National Outlook: 16 Billion Kilowatts

The National Development and Reform Commission confirmed on May 22 that this summer’s national maximum electricity load will reach approximately 16 billion kilowatts, an increase of about 90 million kilowatts from last year. As Guangming Net reported, NDRC Deputy Director Li Chao described this as “equivalent to adding the electricity load of an entire Henan Province.”

The National Energy Administration has forecast that under extreme weather scenarios, the peak could exceed 16 billion kilowatts. Liu Mingyang, Deputy Director of the NEA’s Electricity Department, warned that East China, Central China, and South China will experience periodic heatwaves that “may drive rapid release of air conditioning cooling loads.”

Power Supply Readiness

Authorities have taken proactive measures to ensure supply. As of end of April, national coal reserves at regulated power plants reached approximately 200 million tons — over 30 days of supply — and hydropower storage exceeded 80 billion kWh, at historically good levels. From January to April 2026, approximately 100 million kW of new generation capacity was added nationwide. The Southern Grid has deployed 6.6 million kW of new energy storage, equivalent to the consumption of a second-tier city, and its renewable energy generation has grown more than 20% year-on-year.

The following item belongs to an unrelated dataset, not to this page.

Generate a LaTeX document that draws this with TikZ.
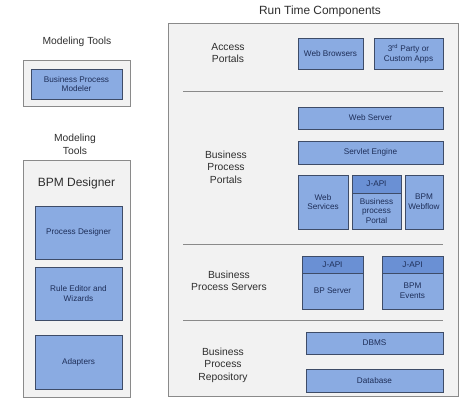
\documentclass[tikz,border=0pt]{standalone}
\usepackage{fontspec}
\setmainfont{Liberation Sans}
\usepackage{tikz}
\usetikzlibrary{positioning}
\usepackage{xcolor}
\definecolor{paneback}{HTML}{F2F2F2}
\definecolor{paneline}{HTML}{8A8A8A}
\definecolor{blkfill}{HTML}{8AABE2}
\definecolor{hdrfill}{HTML}{6A90D4}
\definecolor{blkline}{HTML}{3E4C68}
\definecolor{blktext}{HTML}{1E2E58}
\definecolor{lbltext}{HTML}{2E2E2E}
\tikzset{
  panel/.style={draw=paneline, fill=paneback, line width=0.8pt, inner sep=0pt},
  blk/.style={draw=blkline, fill=blkfill, line width=0.7pt, inner sep=1pt,
    text=blktext, align=center, font=\fontsize{8.2}{9.8}\selectfont},
  hdr/.style={blk, fill=hdrfill},
  lbl/.style={text=lbltext, align=center, font=\fontsize{10.3}{12.4}\selectfont},
  sep/.style={draw=paneline, line width=0.8pt}
}
\begin{document}
\begin{tikzpicture}[x=1pt,y=-1pt]
\useasboundingbox (0,0) rectangle (474,412);
% left side
\node[lbl] (mtitle) at (77,42) {Modeling Tools};
\node[panel,minimum width=107,minimum height=46] (mpane) at (76.5,83) {};
\node[blk,minimum width=91,minimum height=30] (modeler) at (76.5,84) {Business Process\\Modeler};
\node[lbl] (dtitle) at (75,144.5) {Modeling\\Tools};
\node[panel,minimum width=107,minimum height=237] (dpane) at (76.5,278.5) {};
\node[lbl,font=\fontsize{12}{14}\selectfont] (dname) at (76.5,183) {BPM Designer};
\node[blk,minimum width=87,minimum height=53] (pdes) at (78.5,232.5) {Process Designer};
\node[blk,minimum width=87,minimum height=53] (rule) at (78.5,293.5) {Rule Editor and\\Wizards};
\node[blk,minimum width=87,minimum height=54] (adapt) at (78.5,362) {Adapters};
% run time side
\node[lbl,font=\fontsize{11.9}{14}\selectfont] (rtitle) at (320,11) {Run Time Components};
\node[panel,minimum width=290,minimum height=373] (rpane) at (313,209.5) {};
\node[lbl] (access) at (228,53) {Access\\Portals};
\node[blk,minimum width=65,minimum height=31] (browsers) at (330.5,53.5) {Web Browsers};
\node[blk,minimum width=69,minimum height=31] (apps) at (408.5,53.5) {3\textsuperscript{rd} Party or\\Custom Apps};
\draw[sep] (183,91) -- (443,91);
\node[lbl] (portals) at (226,167) {Business\\Process\\Portals};
\node[blk,minimum width=145,minimum height=22] (wserver) at (370.5,118) {Web Server};
\node[blk,minimum width=145,minimum height=23] (servlet) at (370.5,152.5) {Servlet Engine};
\node[blk,minimum width=50,minimum height=54] (wservices) at (323,202) {Web\\Services};
\node[hdr,minimum width=49,minimum height=18] (japi) at (376.5,184) {J-API};
\node[blk,minimum width=49,minimum height=36] (bpportal) at (376.5,211) {Business\\process\\Portal};
\node[blk,minimum width=38,minimum height=54] (webflow) at (424,202) {BPM\\Webflow};
\draw[sep] (183,244) -- (443,244);
\node[lbl] (servers) at (229,281) {Business\\Process Servers};
\node[hdr,minimum width=61,minimum height=17] (japia) at (332.5,264.5) {J-API};
\node[blk,minimum width=61,minimum height=36] (bpserver) at (332.5,291) {BP Server};
\node[hdr,minimum width=61,minimum height=17] (japib) at (412.5,264.5) {J-API};
\node[blk,minimum width=61,minimum height=36] (events) at (412.5,291) {BPM\\Events};
\draw[sep] (183,320) -- (443,320);
\node[lbl] (repo) at (223,365) {Business\\Process\\Repository};
\node[blk,minimum width=137,minimum height=22] (dbms) at (374.5,343) {DBMS};
\node[blk,minimum width=137,minimum height=23] (dbase) at (374.5,380.5) {Database};
\end{tikzpicture}
\end{document}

El Niño and Climate Context

The heatwave arrives as the National Climate Center predicts an El Niño event will begin in May 2026, reaching moderate-to-strong intensity by summer and autumn. The China Meteorological Administration has confirmed that summer temperatures will be 0.5-1°C above normal across most of the country but has cautioned against alarmist claims of a “hottest summer ever,” as CCTV News reported.

What to Watch

With the summer peak arriving early and El Niño intensifying, China’s grid faces a prolonged test of resilience. The convergence of climate-driven cooling demand and structural economic shifts toward 24/7 industrial production, data centers, and electric vehicle charging means that peak loads may persist longer than historical norms. Officials have adopted a “one province, one policy” approach to grid management, but the question remains whether the system can withstand simultaneous extreme heat across multiple regions.